Data section:
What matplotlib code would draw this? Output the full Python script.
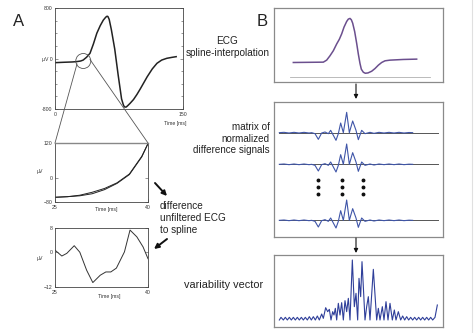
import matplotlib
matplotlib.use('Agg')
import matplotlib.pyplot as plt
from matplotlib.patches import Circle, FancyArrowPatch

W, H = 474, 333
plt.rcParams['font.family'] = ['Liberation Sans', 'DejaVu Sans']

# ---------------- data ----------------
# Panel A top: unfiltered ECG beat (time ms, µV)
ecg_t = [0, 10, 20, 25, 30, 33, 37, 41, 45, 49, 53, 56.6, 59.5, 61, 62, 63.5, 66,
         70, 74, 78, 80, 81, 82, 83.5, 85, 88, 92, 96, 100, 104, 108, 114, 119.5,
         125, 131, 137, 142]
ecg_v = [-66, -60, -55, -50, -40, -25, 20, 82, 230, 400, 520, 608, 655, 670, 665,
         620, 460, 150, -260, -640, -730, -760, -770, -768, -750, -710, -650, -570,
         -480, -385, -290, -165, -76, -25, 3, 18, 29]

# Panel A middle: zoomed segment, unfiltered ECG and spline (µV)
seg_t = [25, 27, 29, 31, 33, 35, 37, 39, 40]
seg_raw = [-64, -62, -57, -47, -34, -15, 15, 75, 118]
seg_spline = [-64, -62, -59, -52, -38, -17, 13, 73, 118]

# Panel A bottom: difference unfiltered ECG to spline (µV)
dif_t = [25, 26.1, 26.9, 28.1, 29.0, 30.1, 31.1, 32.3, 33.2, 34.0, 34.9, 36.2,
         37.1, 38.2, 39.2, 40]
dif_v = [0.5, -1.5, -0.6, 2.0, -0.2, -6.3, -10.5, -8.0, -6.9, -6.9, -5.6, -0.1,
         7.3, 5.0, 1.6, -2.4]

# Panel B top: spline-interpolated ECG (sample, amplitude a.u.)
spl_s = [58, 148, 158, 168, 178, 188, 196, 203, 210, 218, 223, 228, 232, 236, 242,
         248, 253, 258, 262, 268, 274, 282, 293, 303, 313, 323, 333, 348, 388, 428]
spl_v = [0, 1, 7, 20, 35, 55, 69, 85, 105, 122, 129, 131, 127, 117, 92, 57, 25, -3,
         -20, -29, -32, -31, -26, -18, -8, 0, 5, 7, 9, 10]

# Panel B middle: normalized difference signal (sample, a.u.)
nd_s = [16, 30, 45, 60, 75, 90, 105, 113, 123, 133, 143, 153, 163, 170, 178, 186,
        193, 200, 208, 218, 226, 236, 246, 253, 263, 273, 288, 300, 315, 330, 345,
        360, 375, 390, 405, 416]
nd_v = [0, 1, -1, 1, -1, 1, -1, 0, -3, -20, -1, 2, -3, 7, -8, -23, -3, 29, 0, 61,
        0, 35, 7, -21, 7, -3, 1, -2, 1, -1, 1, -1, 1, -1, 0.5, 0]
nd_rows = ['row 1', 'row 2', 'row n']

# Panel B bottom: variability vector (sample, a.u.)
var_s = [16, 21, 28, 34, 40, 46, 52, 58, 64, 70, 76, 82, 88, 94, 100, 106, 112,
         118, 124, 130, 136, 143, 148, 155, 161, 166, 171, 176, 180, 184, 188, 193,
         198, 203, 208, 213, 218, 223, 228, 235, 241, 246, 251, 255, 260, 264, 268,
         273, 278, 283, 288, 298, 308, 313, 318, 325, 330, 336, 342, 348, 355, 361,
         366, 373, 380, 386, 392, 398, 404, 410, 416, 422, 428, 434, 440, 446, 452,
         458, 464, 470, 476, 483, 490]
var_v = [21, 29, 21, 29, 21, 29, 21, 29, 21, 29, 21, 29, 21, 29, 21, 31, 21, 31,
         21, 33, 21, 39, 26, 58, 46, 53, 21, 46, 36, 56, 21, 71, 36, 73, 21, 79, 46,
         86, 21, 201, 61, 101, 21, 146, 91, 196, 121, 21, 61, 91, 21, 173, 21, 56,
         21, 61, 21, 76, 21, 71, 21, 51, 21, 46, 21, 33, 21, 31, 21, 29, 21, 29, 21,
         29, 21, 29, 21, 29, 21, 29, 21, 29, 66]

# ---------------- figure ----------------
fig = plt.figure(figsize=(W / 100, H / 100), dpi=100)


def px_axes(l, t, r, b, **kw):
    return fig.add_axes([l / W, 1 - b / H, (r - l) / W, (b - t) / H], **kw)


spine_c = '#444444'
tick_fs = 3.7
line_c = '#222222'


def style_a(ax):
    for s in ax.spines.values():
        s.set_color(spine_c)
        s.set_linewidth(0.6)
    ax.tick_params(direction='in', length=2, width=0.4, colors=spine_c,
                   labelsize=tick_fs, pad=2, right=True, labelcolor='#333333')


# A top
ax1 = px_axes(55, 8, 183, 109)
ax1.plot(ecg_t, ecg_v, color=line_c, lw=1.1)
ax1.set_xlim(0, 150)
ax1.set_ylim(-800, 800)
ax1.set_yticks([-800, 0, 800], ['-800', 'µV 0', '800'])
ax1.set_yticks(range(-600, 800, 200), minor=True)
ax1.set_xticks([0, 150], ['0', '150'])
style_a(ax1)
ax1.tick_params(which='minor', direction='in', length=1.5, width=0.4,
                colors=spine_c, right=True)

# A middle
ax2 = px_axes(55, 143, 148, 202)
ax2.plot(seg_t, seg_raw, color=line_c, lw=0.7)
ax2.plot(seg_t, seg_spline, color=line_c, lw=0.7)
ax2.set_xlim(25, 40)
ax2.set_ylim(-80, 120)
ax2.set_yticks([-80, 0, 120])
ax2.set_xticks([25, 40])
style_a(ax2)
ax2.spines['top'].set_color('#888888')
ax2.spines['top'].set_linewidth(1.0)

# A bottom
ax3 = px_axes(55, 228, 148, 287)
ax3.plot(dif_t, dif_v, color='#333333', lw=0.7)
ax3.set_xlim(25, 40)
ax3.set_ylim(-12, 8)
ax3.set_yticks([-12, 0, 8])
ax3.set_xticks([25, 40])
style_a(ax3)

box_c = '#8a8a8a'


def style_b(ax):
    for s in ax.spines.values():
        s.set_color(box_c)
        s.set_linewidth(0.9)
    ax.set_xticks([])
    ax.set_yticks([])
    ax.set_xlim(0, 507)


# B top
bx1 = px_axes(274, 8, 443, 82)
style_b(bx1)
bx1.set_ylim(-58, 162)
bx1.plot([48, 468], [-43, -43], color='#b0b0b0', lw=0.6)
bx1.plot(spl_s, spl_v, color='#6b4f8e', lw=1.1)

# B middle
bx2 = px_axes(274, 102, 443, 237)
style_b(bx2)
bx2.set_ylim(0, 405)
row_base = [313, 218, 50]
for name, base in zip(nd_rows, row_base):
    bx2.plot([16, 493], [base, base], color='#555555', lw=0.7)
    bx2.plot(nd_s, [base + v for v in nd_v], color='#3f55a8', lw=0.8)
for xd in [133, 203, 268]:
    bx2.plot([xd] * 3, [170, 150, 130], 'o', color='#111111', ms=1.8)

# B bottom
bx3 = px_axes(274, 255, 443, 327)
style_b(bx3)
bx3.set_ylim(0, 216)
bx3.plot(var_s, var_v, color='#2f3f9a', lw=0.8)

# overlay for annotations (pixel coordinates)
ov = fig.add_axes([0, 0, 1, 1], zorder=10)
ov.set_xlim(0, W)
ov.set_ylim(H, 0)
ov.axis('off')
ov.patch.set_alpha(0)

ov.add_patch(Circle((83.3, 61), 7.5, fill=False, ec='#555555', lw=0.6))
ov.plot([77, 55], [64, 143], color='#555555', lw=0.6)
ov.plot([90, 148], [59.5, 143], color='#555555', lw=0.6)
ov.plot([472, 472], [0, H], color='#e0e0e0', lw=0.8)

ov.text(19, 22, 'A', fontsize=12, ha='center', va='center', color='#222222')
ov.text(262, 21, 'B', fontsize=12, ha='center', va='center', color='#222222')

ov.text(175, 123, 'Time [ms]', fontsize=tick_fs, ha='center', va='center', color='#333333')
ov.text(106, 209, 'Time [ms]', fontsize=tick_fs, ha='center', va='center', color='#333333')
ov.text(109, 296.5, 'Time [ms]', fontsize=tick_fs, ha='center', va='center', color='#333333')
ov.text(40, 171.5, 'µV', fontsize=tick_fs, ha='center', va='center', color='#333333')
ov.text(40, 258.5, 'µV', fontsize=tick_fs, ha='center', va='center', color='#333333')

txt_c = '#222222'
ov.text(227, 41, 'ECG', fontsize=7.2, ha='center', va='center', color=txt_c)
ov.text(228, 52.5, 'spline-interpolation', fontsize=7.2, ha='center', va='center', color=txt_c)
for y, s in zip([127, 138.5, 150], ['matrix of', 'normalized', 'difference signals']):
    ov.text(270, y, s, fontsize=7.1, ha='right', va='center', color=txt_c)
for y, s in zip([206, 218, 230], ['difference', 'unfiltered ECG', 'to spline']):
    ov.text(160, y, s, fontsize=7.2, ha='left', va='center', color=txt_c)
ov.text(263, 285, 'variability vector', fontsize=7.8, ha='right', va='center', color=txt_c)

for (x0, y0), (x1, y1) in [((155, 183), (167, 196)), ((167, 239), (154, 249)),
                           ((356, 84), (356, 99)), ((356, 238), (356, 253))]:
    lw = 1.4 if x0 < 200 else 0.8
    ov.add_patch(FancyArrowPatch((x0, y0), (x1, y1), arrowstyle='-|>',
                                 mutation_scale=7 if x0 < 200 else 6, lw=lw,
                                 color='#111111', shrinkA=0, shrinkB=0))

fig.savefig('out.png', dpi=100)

Job:
Using the data above, copy each line that contains "matplotlib".

Task answer:
What matplotlib code would draw this? Output the full Python script.
import matplotlib
matplotlib.use('Agg')
import matplotlib.pyplot as plt
from matplotlib.patches import Circle, FancyArrowPatch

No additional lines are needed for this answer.